Collecting a digital acknowledgment — an electronic signature or a checkbox in your LMS — creates a record that each participant was notified. The Electronic Signatures in Global and National Commerce Act gives electronic signatures the same legal standing as ink signatures, provided the method verifies or acknowledges receipt as the underlying requirement demands.8Office of the Law Revision Counsel. 15 USC Chapter 96 – Electronic Signatures in Global and National Commerce A centralized database of these acknowledgments lets managers see at a glance who has confirmed and who still needs a nudge, and it simplifies resource planning if a session is approaching capacity.

Record Retention

How long you keep training records depends on which regulations apply to your organization. Under the FLSA, employers must preserve payroll records — including hours-worked data that captures compensable training time — for at least three years. Records on which wage computations are based, like time cards and work schedules, must be kept for at least two years.9U.S. Department of Labor. Fact Sheet 21 – Recordkeeping Requirements Under the Fair Labor Standards Act The EEOC requires employers to keep payroll records for three years under the Age Discrimination in Employment Act and the Equal Pay Act as well.10U.S. Equal Employment Opportunity Commission. Recordkeeping Requirements

OSHA retention periods vary by standard. Personal protective equipment training certifications and lockout/tagout inspection records should generally be retained for the duration of each affected employee’s employment. Noise-exposure measurement records require two years of retention, while audiometric test records must be kept for the full span of employment. The safest approach is to hold training schedules, attendance rosters, and acknowledgment records for at least three years or for the duration of employment, whichever is longer. If your industry has additional requirements — healthcare, financial services, and government contracting often do — those may extend the timeline further.

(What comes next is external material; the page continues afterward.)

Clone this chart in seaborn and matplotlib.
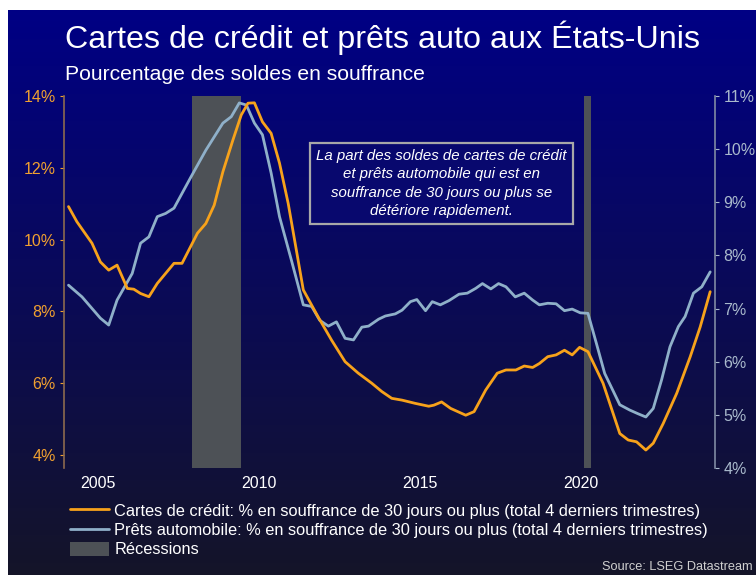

Measuring Training Effectiveness

A schedule that tracks only logistics misses half the point. Adding assessment and feedback fields turns the template into a tool that proves whether the training actually worked. The Kirkpatrick Model is the most widely used framework and evaluates training across four levels:

  • Reaction: Did participants find the session useful and engaging? Capture this with a short post-session survey or rating scale, administered immediately after the module ends.
  • Learning: Did participants gain the intended knowledge or skills? Pre- and post-assessments, quizzes, or live demonstrations measure this during or right at the end of training.
  • Behavior: Are participants applying what they learned on the job? Supervisor reviews, performance data, or observation checklists collected in the weeks and months after training answer this question.
  • Results: Did the training move a business metric? Track relevant KPIs three to twelve months out — incident rates for safety training, error rates for technical skills, or compliance audit scores.

You don’t need to measure all four levels for every session. A one-hour compliance refresher probably warrants a reaction survey and a short quiz. A multi-week technical certification justifies the full framework. What matters is building the measurement into the schedule upfront — a column for assessment type, a due date for feedback collection, and a designated person responsible for reviewing the data — so evaluation doesn’t become an afterthought that no one follows through on.

Track your assessment pass rate by dividing the number of participants who passed by the total number who took the assessment. A low pass rate doesn’t always mean the participants failed; sometimes it means the material was poorly structured or the assessment questions didn’t match what was taught. Feeding that data back into the next iteration of the schedule closes the loop and makes each cycle of training measurably better than the last.